Given request: From the listing below, pick out each line with the word "that".

Material provided:
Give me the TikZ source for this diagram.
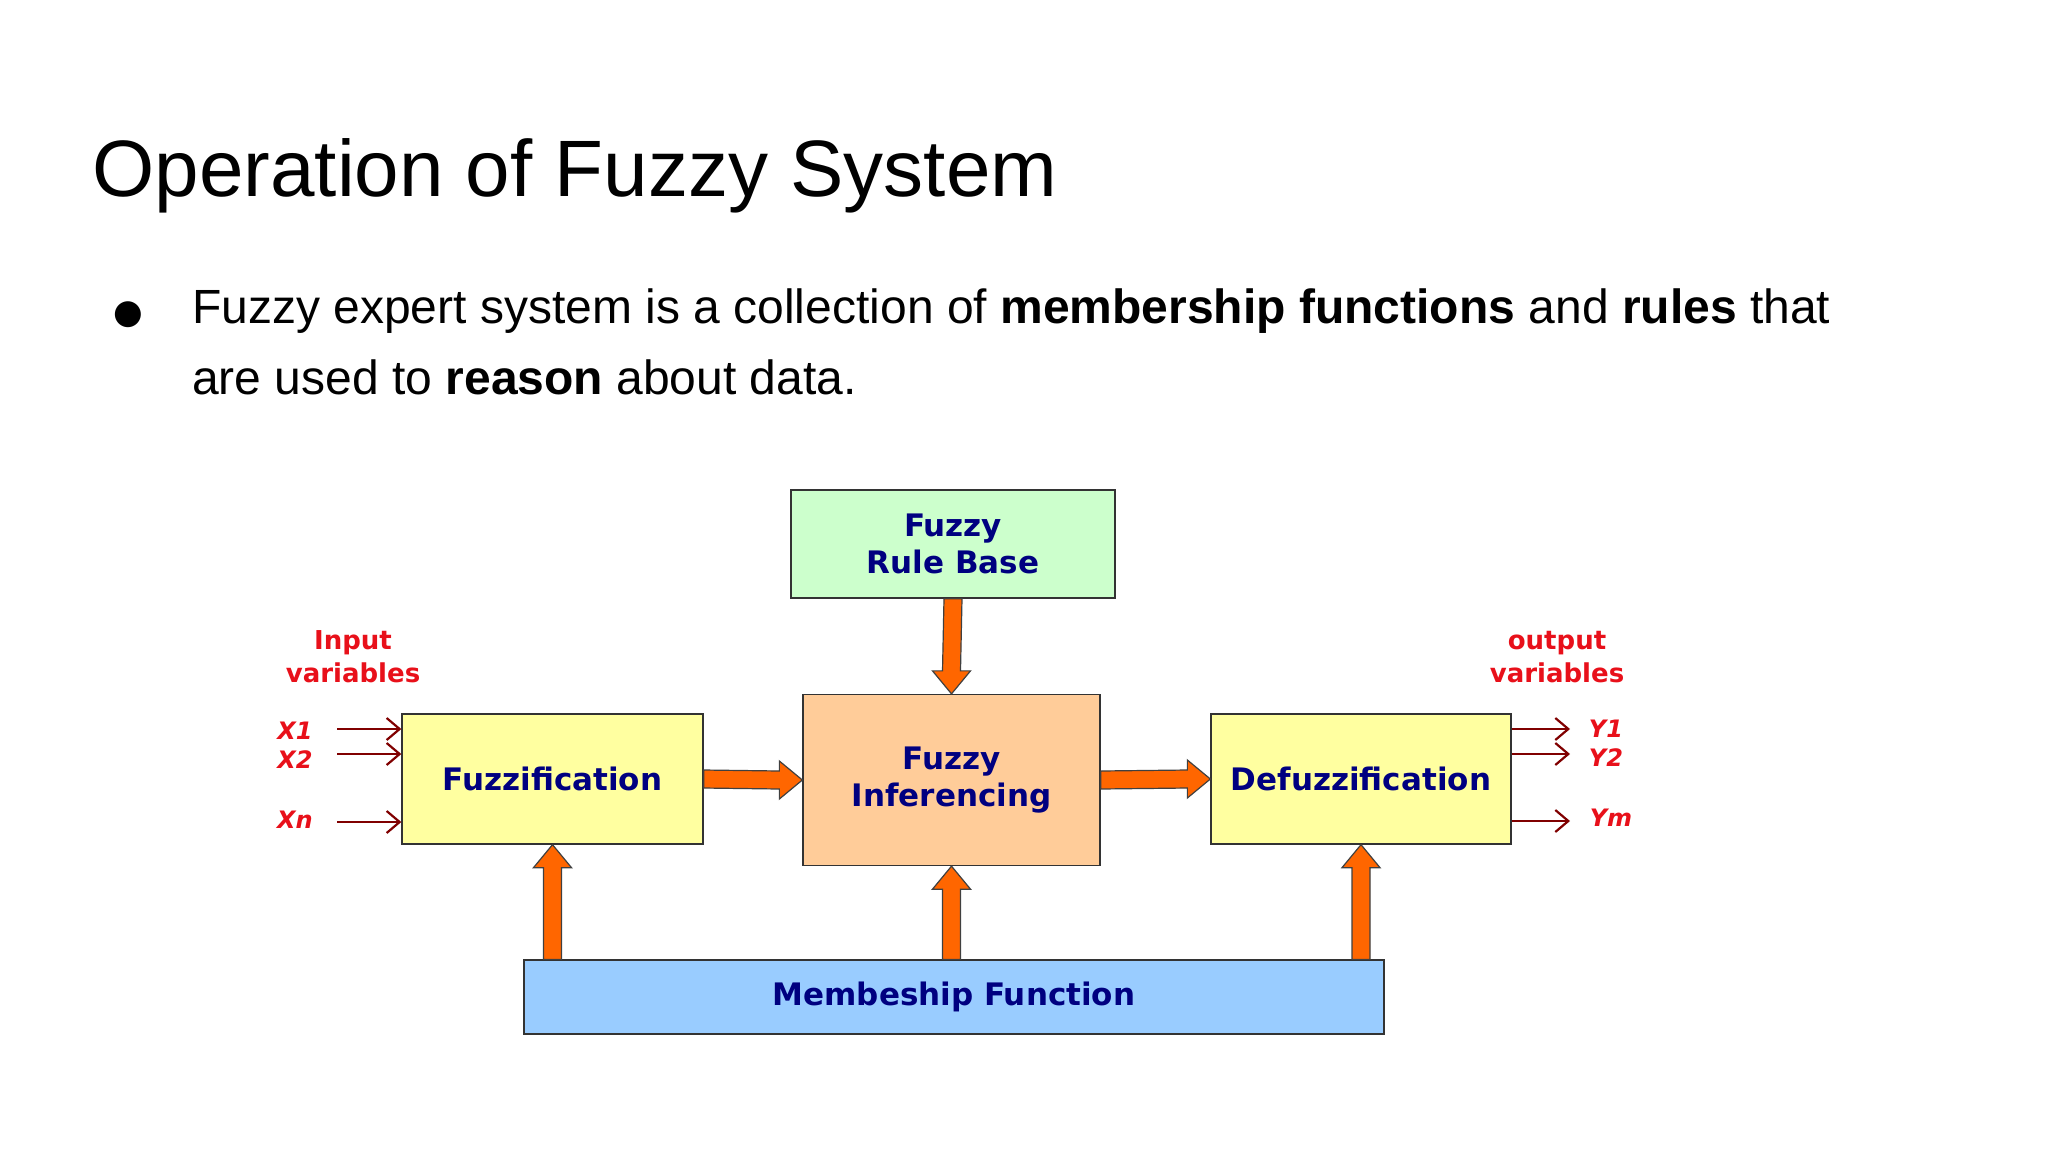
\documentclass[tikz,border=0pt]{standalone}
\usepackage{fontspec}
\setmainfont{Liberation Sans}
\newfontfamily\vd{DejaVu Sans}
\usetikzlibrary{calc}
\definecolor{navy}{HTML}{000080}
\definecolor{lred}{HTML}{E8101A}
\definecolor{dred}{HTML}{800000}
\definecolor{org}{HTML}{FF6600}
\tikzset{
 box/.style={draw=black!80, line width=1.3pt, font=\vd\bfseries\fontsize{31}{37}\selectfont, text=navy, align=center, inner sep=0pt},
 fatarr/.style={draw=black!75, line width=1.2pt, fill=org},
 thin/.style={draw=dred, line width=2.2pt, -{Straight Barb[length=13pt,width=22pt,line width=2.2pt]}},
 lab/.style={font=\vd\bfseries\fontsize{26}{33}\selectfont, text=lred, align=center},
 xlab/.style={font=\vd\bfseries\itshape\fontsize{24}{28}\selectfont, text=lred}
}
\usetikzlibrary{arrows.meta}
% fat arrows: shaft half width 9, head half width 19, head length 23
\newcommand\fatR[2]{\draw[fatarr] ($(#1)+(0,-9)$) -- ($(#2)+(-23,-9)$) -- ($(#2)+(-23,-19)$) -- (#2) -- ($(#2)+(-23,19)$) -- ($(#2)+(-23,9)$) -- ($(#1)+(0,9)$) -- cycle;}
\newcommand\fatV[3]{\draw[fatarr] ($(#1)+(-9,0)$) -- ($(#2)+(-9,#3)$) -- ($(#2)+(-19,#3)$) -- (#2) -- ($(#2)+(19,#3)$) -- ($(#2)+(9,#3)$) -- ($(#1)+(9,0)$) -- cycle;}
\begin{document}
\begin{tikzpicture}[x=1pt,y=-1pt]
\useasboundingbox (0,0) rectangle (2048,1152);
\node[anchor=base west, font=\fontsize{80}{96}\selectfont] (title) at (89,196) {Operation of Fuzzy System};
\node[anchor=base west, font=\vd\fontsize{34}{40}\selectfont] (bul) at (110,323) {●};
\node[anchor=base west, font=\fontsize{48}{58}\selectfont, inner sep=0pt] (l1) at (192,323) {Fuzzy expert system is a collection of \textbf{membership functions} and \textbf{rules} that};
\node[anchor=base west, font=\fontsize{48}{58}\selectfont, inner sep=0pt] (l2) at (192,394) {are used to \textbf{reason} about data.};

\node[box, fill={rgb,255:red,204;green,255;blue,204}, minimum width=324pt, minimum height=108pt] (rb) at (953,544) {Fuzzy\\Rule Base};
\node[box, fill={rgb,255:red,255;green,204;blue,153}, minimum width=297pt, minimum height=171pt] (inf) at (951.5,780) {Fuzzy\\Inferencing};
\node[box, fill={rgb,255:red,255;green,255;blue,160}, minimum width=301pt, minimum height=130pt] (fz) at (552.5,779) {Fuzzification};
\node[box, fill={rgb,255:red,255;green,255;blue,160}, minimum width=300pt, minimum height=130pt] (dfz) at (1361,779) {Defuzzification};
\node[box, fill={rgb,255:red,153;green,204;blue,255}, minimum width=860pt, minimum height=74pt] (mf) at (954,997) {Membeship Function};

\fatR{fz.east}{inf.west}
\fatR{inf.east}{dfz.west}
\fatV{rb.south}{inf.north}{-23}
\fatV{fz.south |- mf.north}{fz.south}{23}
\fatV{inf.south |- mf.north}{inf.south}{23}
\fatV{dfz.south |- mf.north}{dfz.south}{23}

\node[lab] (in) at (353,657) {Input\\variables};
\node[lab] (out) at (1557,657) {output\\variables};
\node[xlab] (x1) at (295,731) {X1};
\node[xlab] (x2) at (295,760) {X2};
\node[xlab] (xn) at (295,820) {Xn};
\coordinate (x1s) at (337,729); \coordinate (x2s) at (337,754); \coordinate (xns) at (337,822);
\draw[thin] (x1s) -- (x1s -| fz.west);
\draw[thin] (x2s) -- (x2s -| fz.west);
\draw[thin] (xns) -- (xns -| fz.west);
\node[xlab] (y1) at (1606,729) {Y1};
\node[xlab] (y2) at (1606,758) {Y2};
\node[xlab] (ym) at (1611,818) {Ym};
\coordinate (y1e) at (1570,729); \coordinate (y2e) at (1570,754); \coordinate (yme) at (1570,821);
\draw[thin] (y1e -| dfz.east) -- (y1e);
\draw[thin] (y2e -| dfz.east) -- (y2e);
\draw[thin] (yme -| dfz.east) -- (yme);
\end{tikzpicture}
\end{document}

---

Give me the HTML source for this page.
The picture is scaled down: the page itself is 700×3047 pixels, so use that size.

...

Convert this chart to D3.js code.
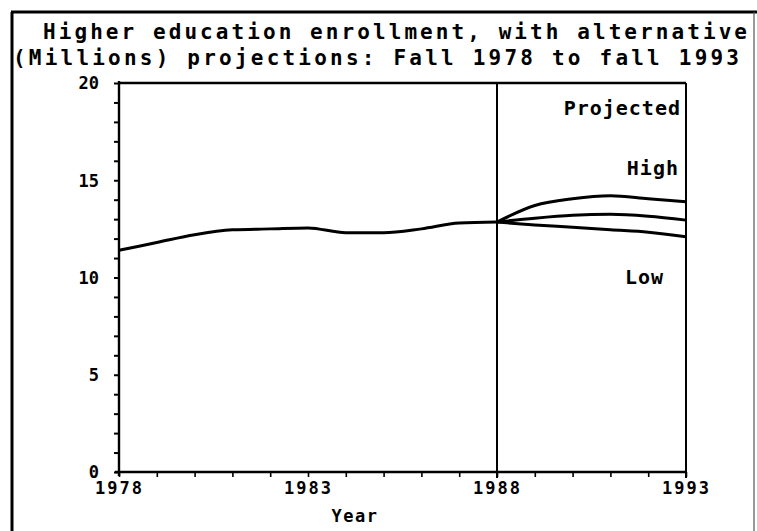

Task answer:
\node[anchor=base west, font=\fontsize{48}{58}\selectfont, inner sep=0pt] (l1) at (192,323) {Fuzzy expert system is a collection of \textbf{membership functions} and \textbf{rules} that};
The picture is scaled down: the page itself is 700×3047 pixels, so use that size.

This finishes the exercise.